Even in the late Soviet Union, officials would say, “I serve the state.” Here, the state is effectively equated with the figure of the father. This is not a slip of the tongue — it is a worldview. Mirziyoyeva does not attempt to present herself as an independent political actor. Her self-identification is that of a daughter, a servant, an extension of the will of the family patriarch.

This is precisely why the analysis by Gallia Ibragimova proved so accurate: what we see is not an administrator or a public manager, but a figure embedded in a sacralized family hierarchy. Loyalty outweighs competence. Proximity outweighs institutions.

Governing “From Olympus”

In the part of the interview devoted to combating smog in Tashkent, Mirziyoyeva speaks the language of directives: “we mobilized,” “we are forcing,” “we are controlling,” “we are transferring.” The picture is simple: at the top — a center of will; below — executors. Decisions are made not through institutions, but through manual control.

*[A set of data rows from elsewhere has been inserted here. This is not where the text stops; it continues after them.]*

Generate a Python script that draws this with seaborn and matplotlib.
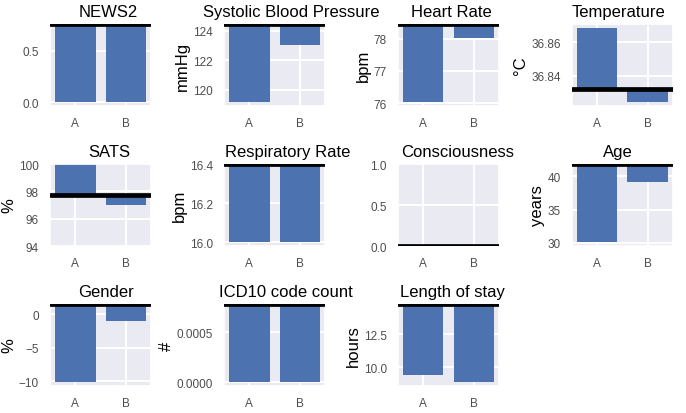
import numpy as np
import pandas as pd
import matplotlib
matplotlib.use("Agg")
import matplotlib.pyplot as plt
from matplotlib.ticker import MultipleLocator
import seaborn as sns

# ---- data ----
groups = ["A", "B"]
titles = ["NEWS2", "Systolic Blood Pressure", "Heart Rate", "Temperature",
          "SATS", "Respiratory Rate", "Consciousness", "Age",
          "Gender", "ICD10 code count", "Length of stay"]
units = ["", "mmHg", "bpm", "°C", "%", "bpm", "", "years", "%", "#", "hours"]
baseline = [0.76, 124.45, 78.45, 36.832, 97.72, 16.4, 0.0, 41.85, 1.5, 0.00078, 14.77]
value_a = [0.0, 119.15, 76.03, 36.8686, 100.0, 16.0, 0.0, 30.1, -10.15, 0.0, 9.43]
value_b = [0.0, 123.05, 78.02, 36.824, 97.0, 16.0, 0.0, 39.1, -1.1, 0.0, 8.90]
ytick_step = [0.5, 2, 1, 0.02, 2, 0.2, 0.5, 5, 5, 0.0005, 2.5]

# ---- layout / style (not data) ----
fixed_ylim = {4: (94, 100), 6: (0, 1)}
title_x = [0.574, 0.663, 0.532, 0.465, 0.589, 0.634, 0.592, 0.455, 0.554, 0.614, 0.535]

sns.set_theme(style="darkgrid")
plt.rcParams["font.family"] = ["Liberation Sans", "DejaVu Sans"]

fig, axes = plt.subplots(3, 4, figsize=(6.86, 4.14), dpi=100)
fig.subplots_adjust(left=0.073, right=0.981, top=0.9396, bottom=0.0652,
                    wspace=0.72, hspace=0.707)

for i, ax in enumerate(axes.flat):
    if i >= len(titles):
        ax.remove()
        continue
    df = pd.DataFrame({"group": groups,
                       "diff": [value_a[i] - baseline[i], value_b[i] - baseline[i]]})
    sns.barplot(data=df, x="group", y="diff", ax=ax, color="#4C72B0",
                saturation=1, errorbar=None, bottom=baseline[i], width=0.8,
                linewidth=0)
    ax.axhline(baseline[i], color="black", lw=3.4, zorder=5)
    if i in fixed_ylim:
        ax.set_ylim(*fixed_ylim[i])
    ax.set_xlim(-0.5, 1.5)
    ax.grid(True, axis="both", color="white", lw=1.4)
    ax.set_axisbelow(True)
    ax.set_title(titles[i], fontsize=12, x=title_x[i], color="black")
    ax.set_xlabel("")
    ax.set_ylabel(units[i], fontsize=12, color="black", labelpad=2)
    ax.tick_params(axis="both", labelsize=8.5, labelcolor="0.3", length=0, pad=8)
    ax.yaxis.set_major_locator(MultipleLocator(ytick_step[i]))

fig.savefig("out.png", dpi=100)
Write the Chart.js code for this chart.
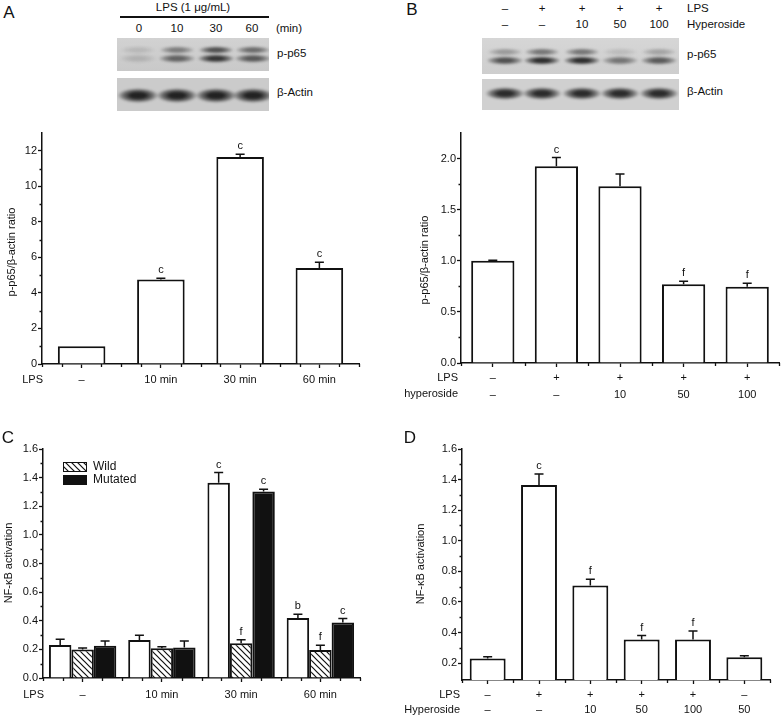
<!DOCTYPE html>
<html>
<head>
<meta charset="utf-8">
<script src="https://cdn.jsdelivr.net/npm/chart.js@4.4.1/dist/chart.umd.min.js"></script>
<style>
body { margin: 0; background: #fff; }
#fig { position: relative; width: 784px; height: 719px; overflow: hidden;
       font-family: "Liberation Sans", Arial, sans-serif; color: #111; }
.t { position: absolute; font-size: 11.5px; white-space: nowrap; line-height: 1; }
.p { position: absolute; font-size: 17px; line-height: 1; }
canvas { position: absolute; }
.blot { position: absolute; overflow: hidden; }
.band { position: absolute; border-radius: 50%; filter: blur(1px); }
</style>
</head>
<body>
<div id="fig">
  <canvas id="chartA" width="392" height="267" style="left:0;top:123px"></canvas>
  <canvas id="chartB" width="392" height="285" style="left:392px;top:123px"></canvas>
  <canvas id="chartC" width="392" height="280" style="left:0;top:439px"></canvas>
  <canvas id="chartD" width="392" height="280" style="left:392px;top:439px"></canvas>
</div>
<script>
// ---- data ----
// A: p-p65 vs LPS time
const catsA = ["–", "10 min", "30 min", "60 min"];
const ratioA = [1.0, 4.75, 11.65, 5.4];
const errA = [0, 0.08, 0.15, 0.33];
const sigA = ["", "c", "c", "c"];
const yTicksA = [0, 2, 4, 6, 8, 10, 12];

// B: p-p65 with hyperoside
const lpsB = ["–", "+", "+", "+", "+"];
const hypB = ["–", "–", "10", "50", "100"];
const ratioB = [1.0, 1.925, 1.73, 0.77, 0.745];
const errB = [0.005, 0.085, 0.12, 0.03, 0.035];
const sigB = ["", "c", "", "f", "f"];
const yTicksB = [0, 0.5, 1.0, 1.5, 2.0];

// C: NF-kB activation, wild / mutated
const catsC = ["–", "10 min", "30 min", "60 min"];
const ctrlC = [0.23, 0.265, 1.365, 0.42];
const wildC = [0.20, 0.208, 0.243, 0.196];
const mutC = [0.225, 0.213, 1.303, 0.387];
const ctrlErrC = [0.04, 0.033, 0.07, 0.025];
const wildErrC = [0.01, 0.01, 0.025, 0.032];
const mutErrC = [0.033, 0.045, 0.015, 0.028];
const ctrlSigC = ["", "", "c", "b"];
const wildSigC = ["", "", "f", "f"];
const mutSigC = ["", "", "c", "c"];
const yTicksC = [0, 0.2, 0.4, 0.6, 0.8, 1.0, 1.2, 1.4, 1.6];

// D: NF-kB activation with hyperoside
const lpsD = ["–", "+", "+", "+", "+", "–"];
const hypD = ["–", "–", "10", "50", "100", "50"];
const actD = [0.23, 1.365, 0.708, 0.355, 0.355, 0.238];
const errD = [0.012, 0.072, 0.04, 0.026, 0.055, 0.01];
const sigD = ["", "c", "f", "f", "f", ""];
const yTicksD = [0.2, 0.4, 0.6, 0.8, 1.0, 1.2, 1.4, 1.6];

const FONT = "Liberation Sans";
const fig = document.getElementById("fig");

// ---- texts and blots ----
function addText(txt, x, y, cls, left) {
	const d = document.createElement("div");
	d.className = cls || "t";
	d.textContent = txt;
	d.style.left = x + "px";
	d.style.top = y + "px";
	d.style.transform = left ? "translate(0,-50%)" : "translate(-50%,-50%)";
	fig.appendChild(d);
}

function addBlot(x, y, w, h, bg, bands) {
	const b = document.createElement("div");
	b.className = "blot";
	Object.assign(b.style, { left: x + "px", top: y + "px", width: w + "px", height: h + "px", background: bg });
	bands.forEach(([cx, cy, bw, bh, a]) => {
		const s = document.createElement("div");
		s.className = "band";
		Object.assign(s.style, {
			left: (cx - x - bw / 2) + "px", top: (cy - y - bh / 2) + "px",
			width: bw + "px", height: bh + "px",
			background: `radial-gradient(closest-side, rgba(25,25,25,${a}) 35%, rgba(25,25,25,${a * 0.55}) 70%, rgba(25,25,25,0) 100%)`
		});
		b.appendChild(s);
	});
	fig.appendChild(b);
}

addText("A", 9, 12, "p");
addText("B", 412, 9, "p");
addText("C", 8, 437, "p");
addText("D", 410, 437, "p");

addText("LPS (1 μg/mL)", 193, 8);
const rule = document.createElement("div");
Object.assign(rule.style, { position: "absolute", left: "120px", top: "16px", width: "149px", height: "1.5px", background: "#111" });
fig.appendChild(rule);
[["0", 139], ["10", 177], ["30", 216], ["60", 252], ["(min)", 289]].forEach(([s, x]) => addText(s, x, 29));

const lanesA = [138, 177, 216, 253];
addBlot(117, 38, 152, 33, "linear-gradient(#d2d2d2,#c9c9c9)", [
	...lanesA.map((x, i) => [x, 50, 36, 8, [0.12, 0.45, 0.7, 0.55][i]]),
	...lanesA.map((x, i) => [x, 58, 38, 9, [0.15, 0.6, 0.85, 0.65][i]])
]);
addBlot(117, 78, 152, 33, "#cbcbcb", lanesA.map(x => [x, 95, 42, 15, 0.95]));
addText("p-p65", 277, 54, "t", true);
addText("β-Actin", 277, 93, "t", true);

const lanesB = [505, 542, 582, 620, 659];
[["–", "–"], ["+", "–"], ["+", "10"], ["+", "50"], ["+", "100"]].forEach(([a, b], i) => {
	addText(a, lanesB[i], 9);
	addText(b, lanesB[i], 25);
});
addText("LPS", 687, 9, "t", true);
addText("Hyperoside", 687, 25, "t", true);
addBlot(482, 38, 197, 36, "linear-gradient(#d6d6d6,#cecece)", [
	...lanesB.map((x, i) => [x, 52, 36, 8, [0.3, 0.5, 0.5, 0.12, 0.25][i]]),
	...lanesB.map((x, i) => [x, 60, 38, 9, [0.7, 0.9, 0.9, 0.5, 0.65][i]])
]);
addBlot(482, 79, 197, 31, "#d0d0d0", lanesB.map(x => [x, 93, 40, 13, 0.9]));
addText("p-p65", 687, 55, "t", true);
addText("β-Actin", 687, 92, "t", true);

// ---- chart helpers ----
function hatch() {
	const c = document.createElement("canvas");
	c.width = c.height = 6;
	const g = c.getContext("2d");
	g.fillStyle = "#fff";
	g.fillRect(0, 0, 6, 6);
	g.strokeStyle = "#111";
	g.lineWidth = 1.2;
	g.beginPath();
	g.moveTo(-1, -1); g.lineTo(7, 7);
	g.moveTo(-4, 2); g.lineTo(4, 10);
	g.moveTo(2, -4); g.lineTo(10, 4);
	g.stroke();
	return g.createPattern(c, "repeat");
}

const extras = {
	id: "extras",
	afterDatasetsDraw(chart, args, o) {
		const { ctx, scales: { y } } = chart;
		ctx.save();
		ctx.strokeStyle = "#111";
		ctx.fillStyle = "#111";
		ctx.lineWidth = 1.5;
		ctx.font = "11px " + FONT;
		ctx.textAlign = "center";
		ctx.textBaseline = "middle";
		chart.data.datasets.forEach((ds, di) => {
			chart.getDatasetMeta(di).data.forEach((bar, i) => {
				const e = ds.err[i];
				const top = y.getPixelForValue(ds.data[i] + e);
				if (e > 0) {
					ctx.beginPath();
					ctx.moveTo(bar.x, bar.y);
					ctx.lineTo(bar.x, top);
					ctx.moveTo(bar.x - 4.5, top);
					ctx.lineTo(bar.x + 4.5, top);
					ctx.stroke();
				}
				if (ds.sig[i]) ctx.fillText(ds.sig[i], bar.x, top - 8);
			});
		});
		ctx.restore();
	},
	afterDraw(chart, args, o) {
		const { ctx, chartArea: a, scales: { x, y } } = chart;
		ctx.save();
		ctx.strokeStyle = "#111";
		ctx.fillStyle = "#111";
		ctx.lineWidth = 1.3;
		ctx.beginPath();
		// minor x ticks
		const n = chart.data.labels.length;
		for (let i = 0; i < n; i++) {
			o.xMinor.forEach(off => {
				const px = Math.round(x.getPixelForValue(i + off)) + 0.5;
				ctx.moveTo(px, a.bottom);
				ctx.lineTo(px, a.bottom + 3);
			});
		}
		// minor y ticks
		const t = o.yTicks;
		for (let i = 0; i < t.length - 1; i++) {
			const py = Math.round(y.getPixelForValue((t[i] + t[i + 1]) / 2)) + 0.5;
			ctx.moveTo(a.left, py);
			ctx.lineTo(a.left - 2.5, py);
		}
		ctx.stroke();
		// row headers under the x axis
		ctx.font = "11px " + FONT;
		ctx.textAlign = "right";
		ctx.textBaseline = "middle";
		o.headers.forEach((h, i) => ctx.fillText(h, a.left + o.headerDx, o.headerY + i * o.rowH));
		// y title
		ctx.save();
		ctx.translate(o.titleX, o.titleY);
		ctx.rotate(-Math.PI / 2);
		ctx.textAlign = "center";
		ctx.fillText(o.title, 0, 0);
		ctx.restore();
		// legend (panel C)
		if (o.legend) {
			ctx.font = "12px " + FONT;
			ctx.textAlign = "left";
			o.legend.forEach(([label, fill, lx, ly]) => {
				ctx.fillStyle = fill;
				ctx.fillRect(lx, ly, 24, 10);
				ctx.strokeStyle = "#111";
				ctx.lineWidth = 1;
				ctx.strokeRect(lx + 0.5, ly + 0.5, 23, 9);
				ctx.fillStyle = "#111";
				ctx.fillText(label, lx + 30, ly + 5);
			});
		}
		ctx.restore();
	}
};

function makeChart(id, p) {
	return new Chart(document.getElementById(id), {
		type: "bar",
		data: { labels: p.labels, datasets: p.datasets },
		options: {
			responsive: false,
			animation: false,
			events: [],
			layout: { padding: { left: 0, top: p.top, right: p.right, bottom: 0 } },
			datasets: { bar: { categoryPercentage: p.catPct, barPercentage: p.barPct, borderWidth: 2, borderColor: "#111" } },
			plugins: {
				legend: { display: false },
				tooltip: { enabled: false },
				extras: p.extras
			},
			scales: {
				x: {
					z: 1,
					afterFit: s => { s.height = p.xH; },
					border: { color: "#111", width: 1.5 },
					grid: { display: true, drawOnChartArea: false, offset: false, tickLength: 4, tickColor: "#111", tickWidth: 1.3 },
					ticks: { color: "#111", padding: p.xPad, font: { family: FONT, size: 11, lineHeight: p.lineH }, maxRotation: 0, autoSkip: false }
				},
				y: {
					z: 1,
					min: p.min,
					max: p.max,
					afterFit: s => { s.width = p.yW; },
					afterBuildTicks: s => { s.ticks = p.yTicks.map(v => ({ value: v })); },
					border: { color: "#111", width: 1.5 },
					grid: { display: true, drawOnChartArea: false, tickLength: 4, tickColor: "#111", tickWidth: 1.3 },
					ticks: { color: "#111", padding: 1, font: { family: FONT, size: 11 }, callback: p.fmt }
				}
			}
		},
		plugins: [extras]
	});
}

const white = "#fff";
const black = "#111";

makeChart("chartA", {
	labels: catsA,
	datasets: [{ data: ratioA, err: errA, sig: sigA, backgroundColor: white }],
	top: 10, right: 33, xH: 26, yW: 42, xPad: 5, lineH: 1.2,
	catPct: 1, barPct: 0.6, min: 0, max: 13, yTicks: yTicksA,
	fmt: v => String(v),
	extras: { xMinor: [-0.5, -0.25, 0.25, 0.5], yTicks: yTicksA, headers: ["LPS"], headerDx: 1, headerY: 257, rowH: 0,
		title: "p-p65/β-actin ratio", titleX: 12, titleY: 129 }
});

makeChart("chartB", {
	labels: lpsB.map((l, i) => [l, hypB[i]]),
	datasets: [{ data: ratioB, err: errB, sig: sigB, backgroundColor: white }],
	top: 10, right: 5, xH: 45, yW: 69, xPad: 2, lineH: 17 / 11,
	catPct: 1, barPct: 0.68, min: 0, max: 2.25, yTicks: yTicksB,
	fmt: v => v.toFixed(1),
	extras: { xMinor: [-0.5, 0.5], yTicks: yTicksB, headers: ["LPS", "hyperoside"], headerDx: -3, headerY: 255, rowH: 16,
		title: "p-p65/β-actin ratio", titleX: 33, titleY: 137 }
});

makeChart("chartC", {
	labels: catsC,
	datasets: [
		{ data: ctrlC, err: ctrlErrC, sig: ctrlSigC, backgroundColor: white },
		{ data: wildC, err: wildErrC, sig: wildSigC, backgroundColor: hatch() },
		{ data: mutC, err: mutErrC, sig: mutSigC, backgroundColor: black }
	],
	top: 10, right: 32, xH: 41, yW: 43, xPad: 6, lineH: 1.2,
	catPct: 0.85, barPct: 1, min: 0, max: 1.6, yTicks: yTicksC,
	fmt: v => v.toFixed(1),
	extras: { xMinor: [-0.5, -0.25, 0.25, 0.5], yTicks: yTicksC, headers: ["LPS"], headerDx: 1, headerY: 256, rowH: 0,
		title: "NF-κB activation", titleX: 9, titleY: 124,
		legend: [["Wild", hatch(), 63, 23], ["Mutated", black, 63, 36]] }
});

makeChart("chartD", {
	labels: lpsD.map((l, i) => [l, hypD[i]]),
	datasets: [{ data: actD, err: errD, sig: sigD, backgroundColor: white }],
	top: 10, right: 14, xH: 39, yW: 70, xPad: 3, lineH: 15 / 11,
	catPct: 1, barPct: 0.7, min: 0.09, max: 1.6, yTicks: yTicksD,
	fmt: v => v.toFixed(1),
	extras: { xMinor: [-0.5, 0.5], yTicks: yTicksD, headers: ["LPS", "Hyperoside"], headerDx: -2, headerY: 256, rowH: 15,
		title: "NF-κB activation", titleX: 29, titleY: 125 }
});
</script>
</body>
</html>
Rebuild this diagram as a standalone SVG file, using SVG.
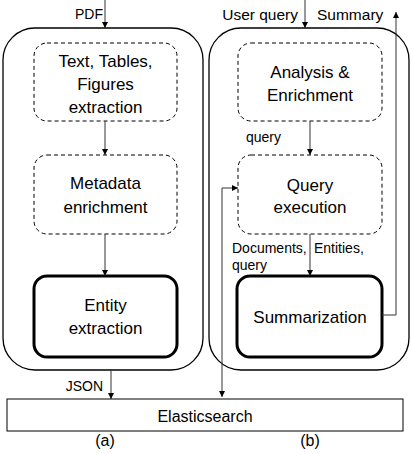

When questions arise about systemic causes and the roots of the environmental crisis, a familiar rhetorical device appears: in India it’s worse; Germany has problems too. Classic whataboutism — instead of addressing internal issues, comparisons to others’ failures are offered. This is not an argument. It is an evasion of responsibility.

Biography as Myth

Another element of the interview is the story of a “two-story pink house” in the steppe of Jizzakh, of tears, isolation, and a difficult childhood near a psychiatric hospital and a cemetery. The narrative sounds like an attempt to construct an image of hardship and perseverance.

Critics, however, point out that the family of a regional governor lived in a high-level residence. If so, the narrative of “remote obscurity” becomes a carefully crafted myth of closeness to ordinary people.

It is also telling that she acknowledged the absence of a systematic formal education. For someone effectively at the center of the state apparatus, this is not a minor detail — it is a symptom. Power is transferred not by competence, but by bloodline.

The State as a Family Circle

The interview became a mirror of a governance model in which state structures are perceived as an extension of the family circle. In such a system, the key resource is not professionalism, transparency, or institutions, but personal loyalty.

When the head of the presidential administration speaks of serving her father, it undermines the very principle of republican statehood. The state ceases to be an impersonal institution. It becomes an extended family.

And that is the main outcome of the interview. It did not strengthen the image of an effective manager. It demonstrated that the political construction rests not on institutions, but on a clan.

The question remains open: can a modern state be built on the principle of “serving the family”? History suggests that such constructions remain stable only until they collide with reality.

P.S.

On the day this article was written, news spread that the dictator of North Korea had appointed his 13-year-old daughter commander-in-chief of the army. An interesting parallel.

As the thinker Mustafa Chokay, who lived in Kokand in the 20th century, once said:

“No intelligence, no truth, no real strength, not a single living idea. By what, then, do they rule over us? Only one explanation remains — by means of our own stupidity.”